Then Came You - Jennifer Weiner [20]
Afterward, I could see the signs—the way he’d always had a beer as soon as he walked through the door after school, the wine with dinner, the tumbler full of whiskey and ice by his hand when he’d grade papers; the way he’d go out to play poker Friday nights and, how on Saturday mornings, my mother would make me and Greg talk in whispers and walk barefoot. Shh, my mother would tell us, shooing us into the kitchen, away from the closed bedroom door. Your dad’s had a hard week.
The weekend after I’d met Jared Baker of the Princeton Fertility Clinic, I made my monthly trip home. I left at four, after my last class on Friday, stopping at the Wawa, the convenience store at the edge of campus where students could buy cheap hot dogs and hoagies after a night of drinking. I filled my thermos with hot coffee and bought a ticket for the Dinky, the little train that ran from campus to Princeton Junction. At Princeton Junction I’d catch a New Jersey Transit train to Philadelphia. In Philly, I’d walk from Suburban Station to the bus terminal and buy a bottle of water and a roast pork sandwich at the Reading Terminal Market, standing in line with rough-handed construction workers and puffy-faced nurses on their way to work, and catch the Greyhound home.
When I got to Pittsburgh early the next morning, my mother was waiting for me at the station, the sounds of NPR filling the car. NPR was my father’s station—my mother favored country music and AM call-in shows. All those years later, after his hospitalization, his trips through detox and rehab, his trial for driving under the influence and attempted vehicular manslaughter and the six months he’d eventually spent in jail, she still listened to his radio stations, still kept one of his coats in the closet and cooked his favorite things for dinner, as if, someday, he’d walk back through the door, the same man she’d fallen in love with.
It would never happen. My father had lived at home briefly after he’d been paroled. Then the drinking had started again.
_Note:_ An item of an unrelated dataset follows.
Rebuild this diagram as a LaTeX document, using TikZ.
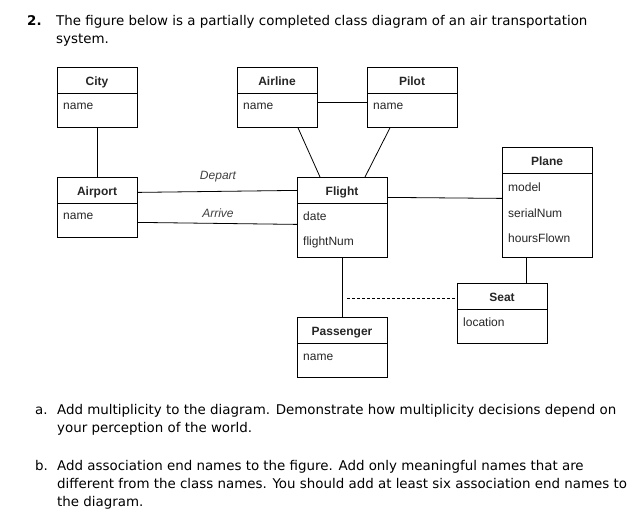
\documentclass[tikz,border=0pt]{standalone}
\usepackage{fontspec}
\setmainfont{DejaVu Sans}
\newfontfamily\arial{Liberation Sans}
\begin{document}
\begin{tikzpicture}[x=1pt, y=-1pt,
    cls/.style={draw, line width=0.8pt, anchor=north west, inner sep=0pt},
    head/.style={font=\arial\bfseries\fontsize{12}{14}\selectfont, text=black!85, text height=9pt, text depth=0pt},
    attr/.style={font=\arial\fontsize{12}{14}\selectfont, anchor=west, text=black!85, inner sep=0pt},
    role/.style={font=\arial\itshape\fontsize{12}{14}\selectfont, text=black!75},
    para/.style={font=\fontsize{13.4}{16}\selectfont, anchor=base west, inner sep=0pt},
    assoc/.style={line width=0.8pt}]
    \useasboundingbox (0, 0) rectangle (644, 521);
    % question text
    \node[para] (qnum) at (27, 26) {\bfseries 2.};
    \node[para] (q1) at (56, 26) {The figure below is a partially completed class diagram of an air transportation};
    \node[para] (q2) at (56, 44) {system.};
    % classes
    \node[cls, minimum width=80, minimum height=60] (city) at (57, 67) {};
    \draw[assoc] (57, 93) -- (137, 93);
    \node[head] (cityname) at (97, 81) {City};
    \node[attr] (cityattr) at (63, 106) {name};
    \node[cls, minimum width=80, minimum height=60] (airline) at (237, 67) {};
    \draw[assoc] (237, 93) -- (317, 93);
    \node[head] (airlinename) at (277, 81) {Airline};
    \node[attr] (airlineattr) at (243, 106) {name};
    \node[cls, minimum width=90, minimum height=60] (pilot) at (367, 67) {};
    \draw[assoc] (367, 93) -- (457, 93);
    \node[head] (pilotname) at (412, 81) {Pilot};
    \node[attr] (pilotattr) at (373, 106) {name};
    \node[cls, minimum width=80, minimum height=60] (airport) at (57, 177) {};
    \draw[assoc] (57, 203) -- (137, 203);
    \node[head] (airportname) at (97, 191) {Airport};
    \node[attr] (airportattr) at (63, 216) {name};
    \node[cls, minimum width=90, minimum height=80] (flight) at (297, 177) {};
    \draw[assoc] (297, 203) -- (387, 203);
    \node[head] (flightname) at (342, 191) {Flight};
    \node[attr] (flightdate) at (303, 216) {date};
    \node[attr] (flightnum) at (303, 242) {flightNum};
    \node[cls, minimum width=90, minimum height=110] (plane) at (502, 147) {};
    \draw[assoc] (502, 173) -- (592, 173);
    \node[head] (planename) at (547, 161) {Plane};
    \node[attr] (planemodel) at (508, 187) {model};
    \node[attr] (planeserial) at (508, 213) {serialNum};
    \node[attr] (planehours) at (508, 238) {hoursFlown};
    \node[cls, minimum width=90, minimum height=60] (seat) at (457, 283) {};
    \draw[assoc] (457, 309) -- (547, 309);
    \node[head] (seatname) at (502, 297) {Seat};
    \node[attr] (seatattr) at (463, 322) {location};
    \node[cls, minimum width=90, minimum height=60] (passenger) at (297, 317) {};
    \draw[assoc] (297, 343) -- (387, 343);
    \node[head] (passengername) at (342, 331) {Passenger};
    \node[attr] (passengerattr) at (303, 357) {name};
    % associations
    \draw[assoc] (city.south) -- (airport.north);
    \draw[assoc] ([yshift=-5]airline.east) -- ([yshift=-5]pilot.west);
    \draw[assoc] ([xshift=61]airline.south west) -- ([xshift=23]flight.north west);
    \draw[assoc] ([xshift=23]pilot.south west) -- ([xshift=68]flight.north west);
    \draw[assoc] ([yshift=15]airport.east) -- ([yshift=27]flight.west);
    \draw[assoc] ([yshift=-15]airport.east) -- ([yshift=-7]flight.west);
    \node[role] (depart) at (218, 177) {Depart};
    \node[role] (arrive) at (218, 213) {Arrive};
    \draw[assoc] ([yshift=20]flight.east) -- ([yshift=4]plane.west);
    \draw[assoc] ([xshift=24]plane.south west) -- ([xshift=69]seat.north west);
    \draw[assoc] (flight.south) -- (passenger.north);
    \coordinate (dashstart) at (347, 298);
    \draw[assoc, dashed, dash pattern=on 3pt off 2pt] (dashstart) -- (dashstart -| seat.west);
    % tasks
    \node[para] (ta) at (35, 414) {a.};
    \node[para] (ta1) at (57, 414) {Add multiplicity to the diagram. Demonstrate how multiplicity decisions depend on};
    \node[para] (ta2) at (57, 432) {your perception of the world.};
    \node[para] (tb) at (35, 470) {b.};
    \node[para] (tb1) at (57, 470) {Add association end names to the figure. Add only meaningful names that are};
    \node[para] (tb2) at (57, 488) {different from the class names. You should add at least six association end names to};
    \node[para] (tb3) at (57, 506) {the diagram.};
\end{tikzpicture}
\end{document}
My mother had given him a version of the speech it was rumored Laura Bush once delivered to her not-yet-presidential husband—“It’s me or Jack Daniel’s”—and kicked him out. My father had rented a studio apartment and, once that lease ran out, he’d moved in with another woman.
My mom could have forgiven my father for what he’d done, for driving drunk, for hitting an innocent woman and child, but she couldn’t forgive him for Rita Devine. It had soured my mother, who’d always been so sweet, delighted by the smallest things: a trip to the shore, a bouquet of sunflowers, a mug of mulled cider in the backyard while my brother and I raked leaves.
I dropped my backpack in the trunk, kissed my mom’s cheek, and buckled myself into the front seat. My mother drove with a light hand on the wheel, steering the car through the morning sunshine, along the familiar streets, until we merged onto the freeway that would take us from downtown to Squirrel Hill. “Classes okay?” she asked.
“Classes are fine,” I told her.
“And how is Dan?”
“Dan’s great.” Dan and I had been a couple for four months, but sometimes I thought I didn’t know him any better than I had the first night we’d hooked up. He was good-looking, well-mannered, a rower with formidable shoulders, and had a fondness for 1990s-era grunge rock ...and that was it. “Well, you look great,” said my mom and I nodded.
My mother and I have the same fair skin and pale eyes, and I know, from pictures, that her hair was once like mine. But now her skin was etched with hundreds of tiny lines, blotched and splotched with souvenirs of the summers when she used to gild herself in Johnson’s Baby Oil and lie in a bikini on a beach towel in her backyard. The pink of her lips had faded to beige, her hair was a too-bright lemony color, her fingertips were permanently stained from hair dye and cigarettes, and her body was slack and soft beneath her clothes.
“I hope you’re hungry. I made a chicken pot pie for dinner.